May 9 (Reuters) - Shares of regional lenders PacWest Bancorp (PACW.O) and Western Alliance (WAL.N) resumed their slide in premarket trading on Tuesday as investors feared the ongoing banking crisis could deepen.
PacWest dropped 13.6%, a day after the Los Angeles-based lender's decision to cut its quarterly dividend failed to stem worries about its financial stability.
The KBW Regional Banking Index (.KRX) had last week touched 30-month lows after the collapse of First Republic Bank and PacWest's decision to exploring strategic options.
PacWest and Western Alliance, which have been at the heart of the banking selloff, saw the steepest decline in deposits in the first quarter after First Republic, according to S&P Global Market Intelligence data.
Adding to the banking woes, a Federal Reserve survey, among the first measures of sentiment across the sector since the recent run of bank failures, showed that firms of all sizes were showing less demand for credit than three months ago.

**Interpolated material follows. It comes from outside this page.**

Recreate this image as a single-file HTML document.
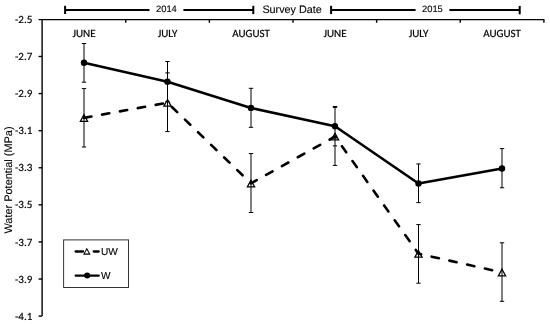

The tightening credit conditions for U.S. business and households in the first quarter was likely due to the impact of higher interest rates than the cliff-like decline in credit some feared after the March collapse of Silicon Valley Bank, Fed's quarterly survey showed.

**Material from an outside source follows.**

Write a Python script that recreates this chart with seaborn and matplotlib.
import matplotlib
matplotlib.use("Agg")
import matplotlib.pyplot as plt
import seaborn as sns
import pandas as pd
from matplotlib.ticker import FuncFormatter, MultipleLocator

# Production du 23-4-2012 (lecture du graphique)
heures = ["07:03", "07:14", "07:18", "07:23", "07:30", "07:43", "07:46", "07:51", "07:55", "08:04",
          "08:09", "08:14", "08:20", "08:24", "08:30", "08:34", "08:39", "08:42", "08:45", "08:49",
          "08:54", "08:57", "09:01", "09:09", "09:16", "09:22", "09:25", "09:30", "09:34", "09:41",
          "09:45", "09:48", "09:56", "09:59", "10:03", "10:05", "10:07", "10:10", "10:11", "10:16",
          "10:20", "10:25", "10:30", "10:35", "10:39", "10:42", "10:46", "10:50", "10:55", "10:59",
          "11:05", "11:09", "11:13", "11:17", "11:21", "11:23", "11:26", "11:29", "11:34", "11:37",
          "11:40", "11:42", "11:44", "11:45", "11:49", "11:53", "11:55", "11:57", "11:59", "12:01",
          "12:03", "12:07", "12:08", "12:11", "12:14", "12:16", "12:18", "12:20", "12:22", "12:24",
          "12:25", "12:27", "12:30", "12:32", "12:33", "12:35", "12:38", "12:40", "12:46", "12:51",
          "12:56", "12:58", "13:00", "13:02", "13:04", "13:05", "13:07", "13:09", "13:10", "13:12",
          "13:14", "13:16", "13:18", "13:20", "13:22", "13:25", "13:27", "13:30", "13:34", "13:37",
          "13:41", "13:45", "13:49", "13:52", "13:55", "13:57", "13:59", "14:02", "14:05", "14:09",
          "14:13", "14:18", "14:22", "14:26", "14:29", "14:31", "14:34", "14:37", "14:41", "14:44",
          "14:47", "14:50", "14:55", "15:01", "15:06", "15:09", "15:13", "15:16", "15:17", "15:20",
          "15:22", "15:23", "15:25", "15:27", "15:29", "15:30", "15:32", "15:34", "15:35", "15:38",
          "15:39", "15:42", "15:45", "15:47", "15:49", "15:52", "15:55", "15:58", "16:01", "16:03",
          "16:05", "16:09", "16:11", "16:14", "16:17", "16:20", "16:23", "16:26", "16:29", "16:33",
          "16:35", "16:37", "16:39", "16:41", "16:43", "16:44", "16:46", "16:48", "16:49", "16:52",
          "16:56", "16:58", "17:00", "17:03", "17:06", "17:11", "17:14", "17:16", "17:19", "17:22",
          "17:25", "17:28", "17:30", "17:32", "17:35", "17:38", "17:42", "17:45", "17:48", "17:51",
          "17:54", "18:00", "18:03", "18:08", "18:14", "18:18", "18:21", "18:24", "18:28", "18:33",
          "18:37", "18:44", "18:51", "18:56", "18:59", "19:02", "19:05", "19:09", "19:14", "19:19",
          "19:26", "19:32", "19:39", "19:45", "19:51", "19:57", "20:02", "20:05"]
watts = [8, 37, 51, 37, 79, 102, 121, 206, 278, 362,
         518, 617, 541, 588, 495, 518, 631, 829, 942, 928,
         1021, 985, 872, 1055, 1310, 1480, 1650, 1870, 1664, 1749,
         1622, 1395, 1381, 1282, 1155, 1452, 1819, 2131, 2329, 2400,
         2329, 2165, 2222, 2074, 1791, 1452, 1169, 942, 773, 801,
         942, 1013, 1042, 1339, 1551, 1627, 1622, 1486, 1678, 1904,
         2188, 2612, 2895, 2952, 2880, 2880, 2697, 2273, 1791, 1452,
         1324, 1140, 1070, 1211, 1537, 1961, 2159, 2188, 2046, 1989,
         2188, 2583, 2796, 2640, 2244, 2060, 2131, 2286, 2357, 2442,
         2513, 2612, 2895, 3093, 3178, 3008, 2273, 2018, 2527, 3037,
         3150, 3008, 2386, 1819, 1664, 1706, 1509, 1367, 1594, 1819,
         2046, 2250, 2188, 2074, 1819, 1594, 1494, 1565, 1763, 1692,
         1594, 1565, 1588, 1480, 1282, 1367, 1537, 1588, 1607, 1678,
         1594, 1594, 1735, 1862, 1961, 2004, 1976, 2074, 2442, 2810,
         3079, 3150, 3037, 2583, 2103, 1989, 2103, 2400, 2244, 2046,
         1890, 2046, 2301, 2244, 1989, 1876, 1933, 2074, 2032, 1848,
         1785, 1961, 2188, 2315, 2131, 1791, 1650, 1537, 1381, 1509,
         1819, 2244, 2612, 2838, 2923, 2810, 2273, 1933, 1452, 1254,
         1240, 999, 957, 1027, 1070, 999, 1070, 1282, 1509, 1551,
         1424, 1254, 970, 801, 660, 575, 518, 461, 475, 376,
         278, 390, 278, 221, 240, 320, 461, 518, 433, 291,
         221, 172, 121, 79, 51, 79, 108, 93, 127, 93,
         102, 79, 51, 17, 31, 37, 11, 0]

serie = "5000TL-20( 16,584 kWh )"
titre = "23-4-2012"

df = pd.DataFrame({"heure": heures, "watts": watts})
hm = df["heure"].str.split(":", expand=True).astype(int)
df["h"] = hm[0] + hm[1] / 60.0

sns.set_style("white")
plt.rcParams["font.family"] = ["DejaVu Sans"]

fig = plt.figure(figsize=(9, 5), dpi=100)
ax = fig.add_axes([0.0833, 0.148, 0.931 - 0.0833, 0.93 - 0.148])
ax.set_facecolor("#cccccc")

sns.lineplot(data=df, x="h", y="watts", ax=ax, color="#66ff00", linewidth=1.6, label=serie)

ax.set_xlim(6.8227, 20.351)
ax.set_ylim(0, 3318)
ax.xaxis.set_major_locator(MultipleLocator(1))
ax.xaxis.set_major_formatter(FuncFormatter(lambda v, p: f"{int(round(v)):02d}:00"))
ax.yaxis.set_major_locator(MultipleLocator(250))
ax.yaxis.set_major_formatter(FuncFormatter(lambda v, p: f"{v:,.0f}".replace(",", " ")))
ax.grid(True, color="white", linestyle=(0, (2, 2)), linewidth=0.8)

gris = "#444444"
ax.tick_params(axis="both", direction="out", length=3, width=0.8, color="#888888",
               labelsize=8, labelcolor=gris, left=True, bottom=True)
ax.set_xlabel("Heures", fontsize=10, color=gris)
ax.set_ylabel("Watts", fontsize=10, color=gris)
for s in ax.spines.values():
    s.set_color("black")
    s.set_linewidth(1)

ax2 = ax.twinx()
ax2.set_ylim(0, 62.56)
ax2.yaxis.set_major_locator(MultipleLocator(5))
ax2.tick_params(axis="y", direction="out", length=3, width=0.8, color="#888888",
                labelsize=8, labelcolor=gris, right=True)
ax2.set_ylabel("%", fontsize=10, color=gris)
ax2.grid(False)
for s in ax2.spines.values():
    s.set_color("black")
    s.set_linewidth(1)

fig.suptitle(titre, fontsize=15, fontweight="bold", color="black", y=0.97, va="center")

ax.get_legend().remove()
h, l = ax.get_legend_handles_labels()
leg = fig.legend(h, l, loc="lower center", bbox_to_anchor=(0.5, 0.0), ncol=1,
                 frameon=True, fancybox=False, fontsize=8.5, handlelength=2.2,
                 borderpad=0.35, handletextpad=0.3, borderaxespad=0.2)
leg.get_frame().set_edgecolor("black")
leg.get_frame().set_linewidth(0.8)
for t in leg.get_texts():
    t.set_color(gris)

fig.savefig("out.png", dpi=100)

"We do expect some credit erosion as the year progresses, but we also believe the banks have visibility into the outlook and can manage any credit stresses that emerge," said Jon Arfstrom, analyst at RBC Capital Markets in a note
Western Alliance (WAL.N) dropped 5.5%, while First Horizon Corp (FHN.N) and Zion Bancorp (ZION.O) shed 4.4% and 2.9%, respectively, with Arfstrom noting that the pullback in banks shares overall have made their valuations attractive.